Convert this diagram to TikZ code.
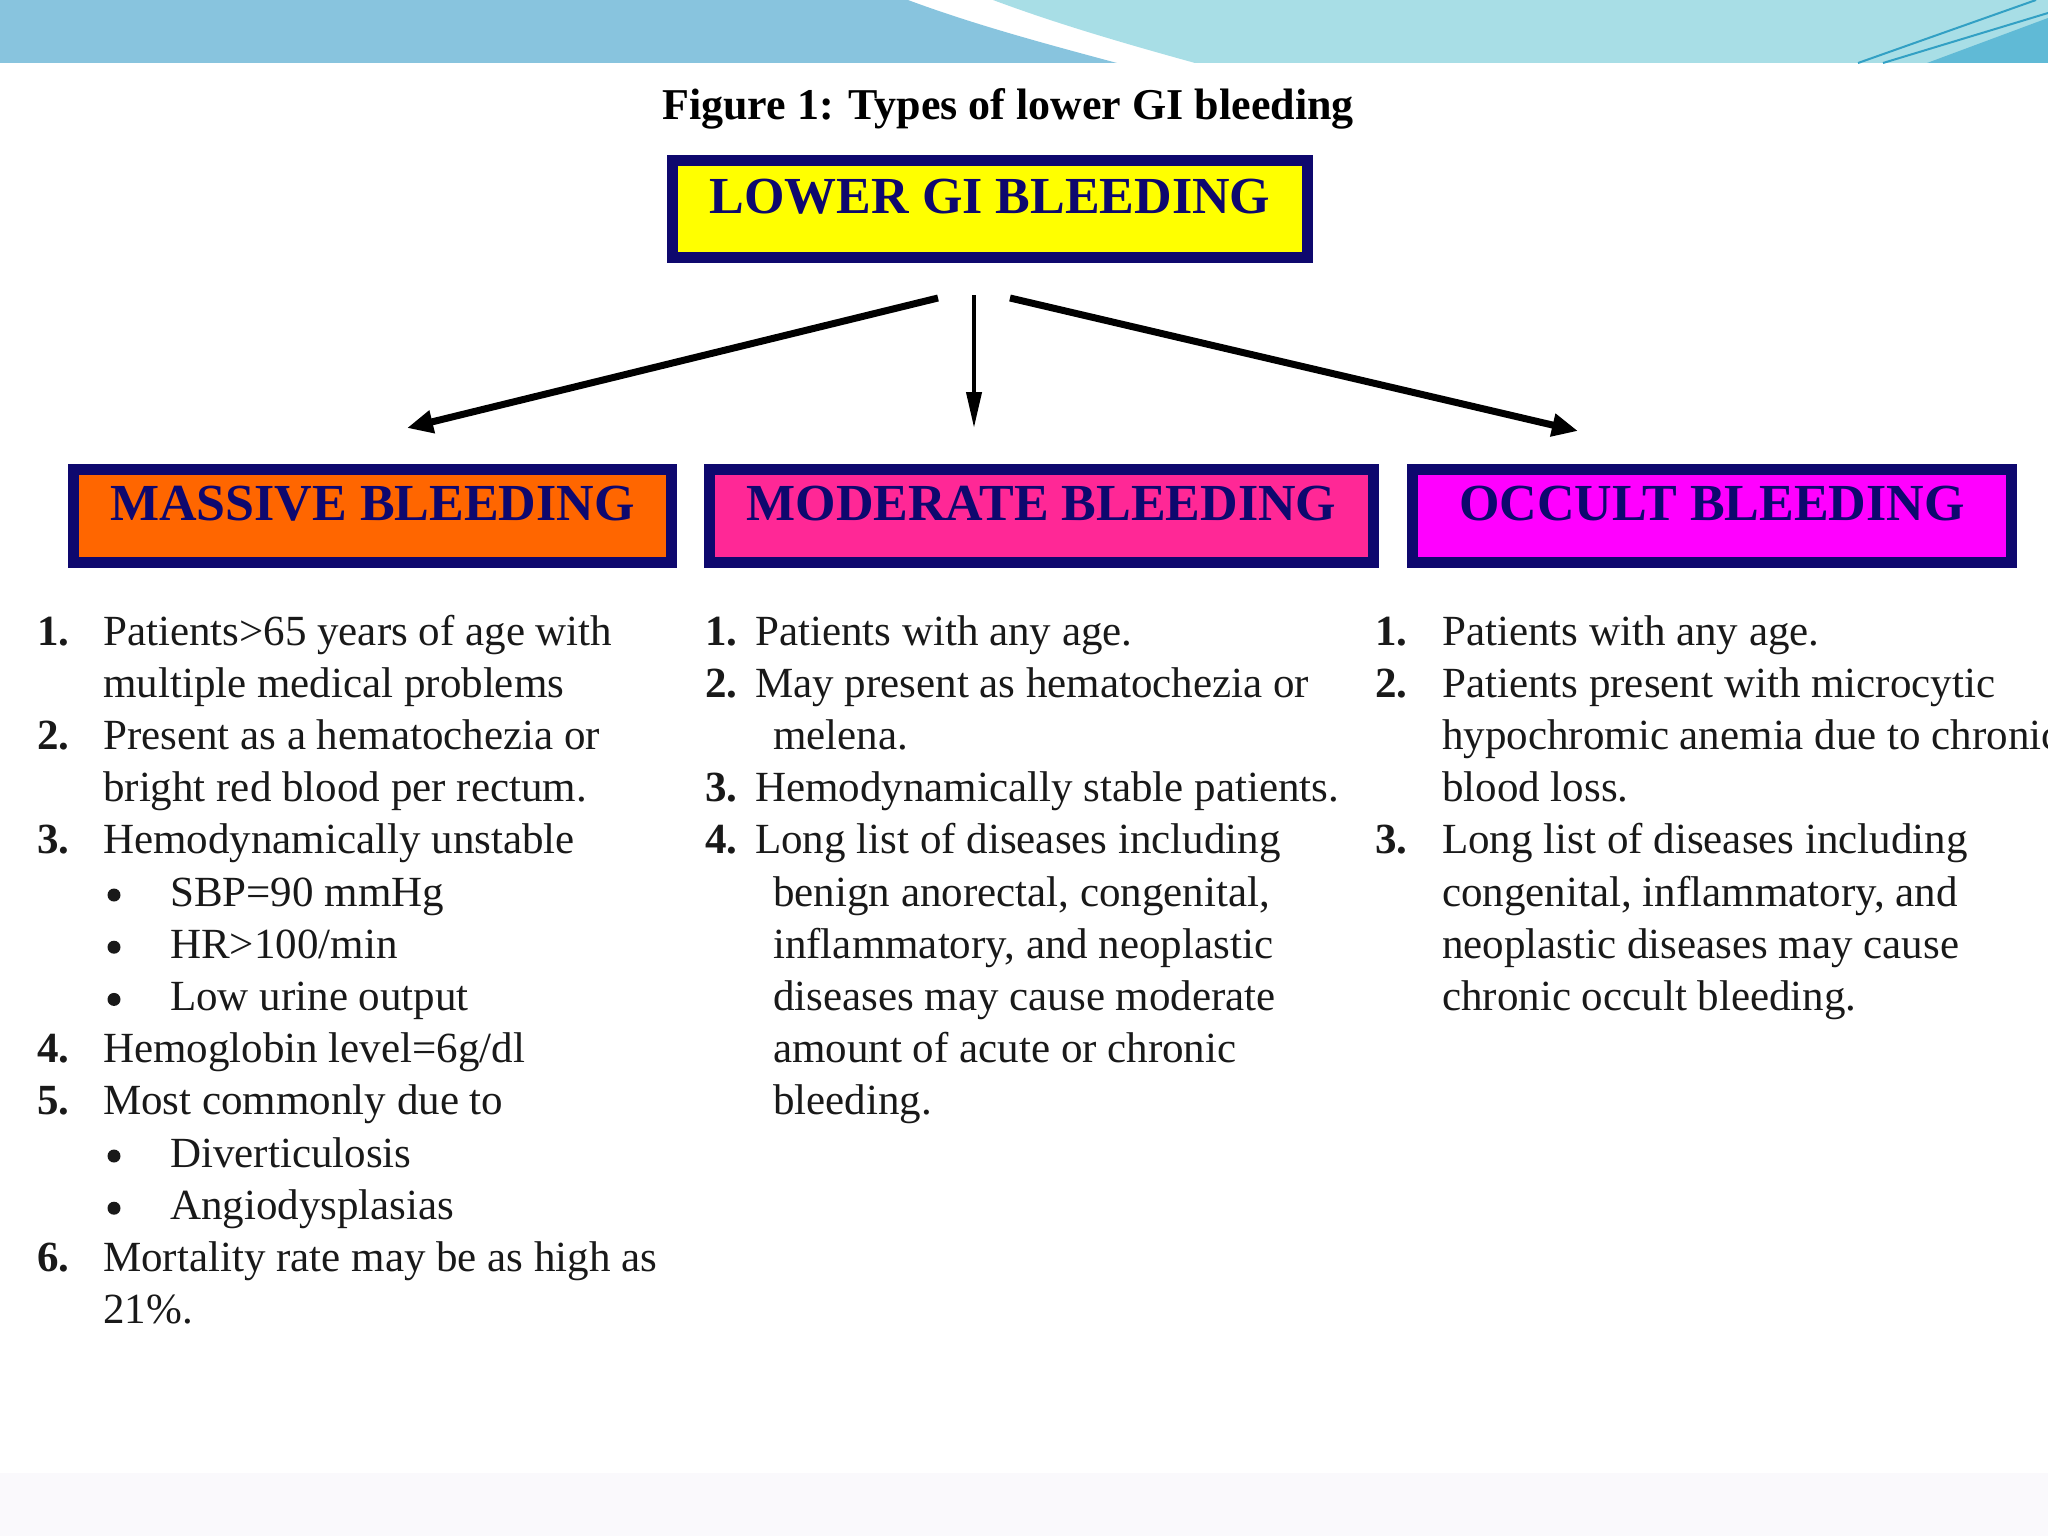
\documentclass[tikz,border=0pt]{standalone}
\usepackage{fontspec}
\setmainfont{Liberation Serif}
\usetikzlibrary{arrows.meta}
\definecolor{navy}{RGB}{14,8,110}
\definecolor{bannerL}{RGB}{136,196,222}
\definecolor{bannerR}{RGB}{168,222,230}
\definecolor{bannerD}{RGB}{96,186,214}
\definecolor{bannerLine}{RGB}{50,160,196}
\definecolor{yellowbox}{RGB}{255,255,0}
\definecolor{orangebox}{RGB}{255,102,0}
\definecolor{pinkbox}{RGB}{255,40,150}
\definecolor{magentabox}{RGB}{255,0,255}
\definecolor{textc}{RGB}{25,25,25}
\definecolor{faint}{RGB}{250,249,252}
\newcommand{\hdfont}{\fontsize{52}{60}\selectfont\bfseries}
\newcommand{\bodyfont}{\fontsize{43}{52}\selectfont}
\newcommand{\numfont}{\fontsize{43}{52}\selectfont\bfseries}
\newcommand{\titlefont}{\fontsize{44}{52}\selectfont\bfseries}
\tikzset{
  bx/.style={draw=navy, line width=11pt, inner sep=0pt, font=\hdfont, text=navy,
             text height=40pt, text depth=32pt},
  txt/.style={anchor=base west, inner sep=0pt, font=\bodyfont, text=textc},
  num/.style={anchor=base west, inner sep=0pt, font=\numfont, text=textc},
  bul/.style={circle, fill=textc, inner sep=0pt, minimum size=13pt},
  arw/.style={line width=7pt, draw=black, -{Triangle[length=26pt,width=22pt]}},
  arwthin/.style={line width=4pt, draw=black, -{Triangle[length=36pt,width=15pt]}}
}
\begin{document}
\begin{tikzpicture}[x=1pt,y=-1pt]
\useasboundingbox (0,0) rectangle (2048,1536);
\begin{scope}
\clip (0,0) rectangle (2048,1536);
% banner
\fill[bannerL] (0,0) -- (908,0) .. controls (975,25) and (1050,45) .. (1117,63) -- (0,63) -- cycle;
\fill[bannerR] (993,0) -- (2048,0) -- (2048,63) -- (1195,63) .. controls (1130,45) and (1060,25) .. (993,0) -- cycle;
\fill[bannerD] (1927,63) -- (2048,18) -- (2048,63) -- cycle;
\draw[bannerLine, line width=2pt] (1858,63) -- (2036,0);
\draw[bannerLine, line width=2pt] (1883,63) -- (2048,13);
% faint bottom band
\fill[faint] (0,1473) rectangle (2048,1536);

% title
\node[anchor=base, inner sep=0pt, font=\titlefont, text=black] (title) at (1008,120) {Figure 1: Types of lower GI bleeding};

% boxes
\node[bx, fill=yellowbox, minimum width=635pt, minimum height=97pt] (lgib) at (990,209) {LOWER GI BLEEDING};
\node[bx, fill=orangebox, minimum width=598pt, minimum height=93pt] (massive) at (372.5,516) {MASSIVE BLEEDING};
\node[bx, fill=pinkbox, minimum width=664pt, minimum height=93pt] (moderate) at (1041.5,516) {MODERATE BLEEDING};
\node[bx, fill=magentabox, minimum width=599pt, minimum height=93pt] (occult) at (1712,516) {OCCULT BLEEDING};

% arrows
\coordinate (aL) at (938,298);
\coordinate (aM) at (974,295);
\coordinate (aR) at (1010,298);
\coordinate (tL) at (407,428);
\coordinate (tM) at (974,428);
\coordinate (tR) at (1578,431);
\draw[arw] (aL) -- (tL);
\draw[arwthin] (aM) -- (tM);
\draw[arw] (aR) -- (tR);

% column 1
\node[num] (m1n) at (37,645) {1.};
\node[txt] (m1a) at (103,645) {Patients>65 years of age with};
\node[txt] (m1b) at (103,697.2) {multiple medical problems};
\node[num] (m2n) at (37,749.4) {2.};
\node[txt] (m2a) at (103,749.4) {Present as a hematochezia or};
\node[txt] (m2b) at (103,801.6) {bright red blood per rectum.};
\node[num] (m3n) at (37,853.8) {3.};
\node[txt] (m3a) at (103,853.8) {Hemodynamically unstable};
\node[bul] (m3b1) at (114,895) {};
\node[txt] (m3b1t) at (170,906) {SBP=90 mmHg};
\node[bul] (m3b2) at (114,947.2) {};
\node[txt] (m3b2t) at (170,958.2) {HR>100/min};
\node[bul] (m3b3) at (114,999.4) {};
\node[txt] (m3b3t) at (170,1010.4) {Low urine output};
\node[num] (m4n) at (37,1062.6) {4.};
\node[txt] (m4a) at (103,1062.6) {Hemoglobin level=6g/dl};
\node[num] (m5n) at (37,1114.8) {5.};
\node[txt] (m5a) at (103,1114.8) {Most commonly due to};
\node[bul] (m5b1) at (114,1156) {};
\node[txt] (m5b1t) at (170,1167) {Diverticulosis};
\node[bul] (m5b2) at (114,1208.2) {};
\node[txt] (m5b2t) at (170,1219.2) {Angiodysplasias};
\node[num] (m6n) at (37,1271.4) {6.};
\node[txt] (m6a) at (103,1271.4) {Mortality rate may be as high as};
\node[txt] (m6b) at (103,1323.6) {21\%.};

% column 2
\node[num] (d1n) at (705,645) {1.};
\node[txt] (d1a) at (755,645) {Patients with any age.};
\node[num] (d2n) at (705,697.2) {2.};
\node[txt] (d2a) at (755,697.2) {May present as hematochezia or};
\node[txt] (d2b) at (773,749.4) {melena.};
\node[num] (d3n) at (705,801.6) {3.};
\node[txt] (d3a) at (755,801.6) {Hemodynamically stable patients.};
\node[num] (d4n) at (705,853.8) {4.};
\node[txt] (d4a) at (755,853.8) {Long list of diseases including};
\node[txt] (d4b) at (773,906) {benign anorectal, congenital,};
\node[txt] (d4c) at (773,958.2) {inflammatory, and neoplastic};
\node[txt] (d4d) at (773,1010.4) {diseases may cause moderate};
\node[txt] (d4e) at (773,1062.6) {amount of acute or chronic};
\node[txt] (d4f) at (773,1114.8) {bleeding.};

% column 3
\node[num] (o1n) at (1375,645) {1.};
\node[txt] (o1a) at (1442,645) {Patients with any age.};
\node[num] (o2n) at (1375,697.2) {2.};
\node[txt] (o2a) at (1442,697.2) {Patients present with microcytic};
\node[txt] (o2b) at (1442,749.4) {hypochromic anemia due to chronic};
\node[txt] (o2c) at (1442,801.6) {blood loss.};
\node[num] (o3n) at (1375,853.8) {3.};
\node[txt] (o3a) at (1442,853.8) {Long list of diseases including};
\node[txt] (o3b) at (1442,906) {congenital, inflammatory, and};
\node[txt] (o3c) at (1442,958.2) {neoplastic diseases may cause};
\node[txt] (o3d) at (1442,1010.4) {chronic occult bleeding.};
\end{scope}
\end{tikzpicture}
\end{document}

- _Stated exercise_:
Please quote the lines of the material, beginning with the first and ending with the one that contains "sep=0pt, font=\titlefont, text=black]", exactly as written and without any pictures.

- _Solution to this task_:
Convert this diagram to TikZ code.
\documentclass[tikz,border=0pt]{standalone}
\usepackage{fontspec}
\setmainfont{Liberation Serif}
\usetikzlibrary{arrows.meta}
\definecolor{navy}{RGB}{14,8,110}
\definecolor{bannerL}{RGB}{136,196,222}
\definecolor{bannerR}{RGB}{168,222,230}
\definecolor{bannerD}{RGB}{96,186,214}
\definecolor{bannerLine}{RGB}{50,160,196}
\definecolor{yellowbox}{RGB}{255,255,0}
\definecolor{orangebox}{RGB}{255,102,0}
\definecolor{pinkbox}{RGB}{255,40,150}
\definecolor{magentabox}{RGB}{255,0,255}
\definecolor{textc}{RGB}{25,25,25}
\definecolor{faint}{RGB}{250,249,252}
\newcommand{\hdfont}{\fontsize{52}{60}\selectfont\bfseries}
\newcommand{\bodyfont}{\fontsize{43}{52}\selectfont}
\newcommand{\numfont}{\fontsize{43}{52}\selectfont\bfseries}
\newcommand{\titlefont}{\fontsize{44}{52}\selectfont\bfseries}
\tikzset{
  bx/.style={draw=navy, line width=11pt, inner sep=0pt, font=\hdfont, text=navy,
             text height=40pt, text depth=32pt},
  txt/.style={anchor=base west, inner sep=0pt, font=\bodyfont, text=textc},
  num/.style={anchor=base west, inner sep=0pt, font=\numfont, text=textc},
  bul/.style={circle, fill=textc, inner sep=0pt, minimum size=13pt},
  arw/.style={line width=7pt, draw=black, -{Triangle[length=26pt,width=22pt]}},
  arwthin/.style={line width=4pt, draw=black, -{Triangle[length=36pt,width=15pt]}}
}
\begin{document}
\begin{tikzpicture}[x=1pt,y=-1pt]
\useasboundingbox (0,0) rectangle (2048,1536);
\begin{scope}
\clip (0,0) rectangle (2048,1536);
% banner
\fill[bannerL] (0,0) -- (908,0) .. controls (975,25) and (1050,45) .. (1117,63) -- (0,63) -- cycle;
\fill[bannerR] (993,0) -- (2048,0) -- (2048,63) -- (1195,63) .. controls (1130,45) and (1060,25) .. (993,0) -- cycle;
\fill[bannerD] (1927,63) -- (2048,18) -- (2048,63) -- cycle;
\draw[bannerLine, line width=2pt] (1858,63) -- (2036,0);
\draw[bannerLine, line width=2pt] (1883,63) -- (2048,13);
% faint bottom band
\fill[faint] (0,1473) rectangle (2048,1536);

% title
\node[anchor=base, inner sep=0pt, font=\titlefont, text=black] (title) at (1008,120) {Figure 1: Types of lower GI bleeding};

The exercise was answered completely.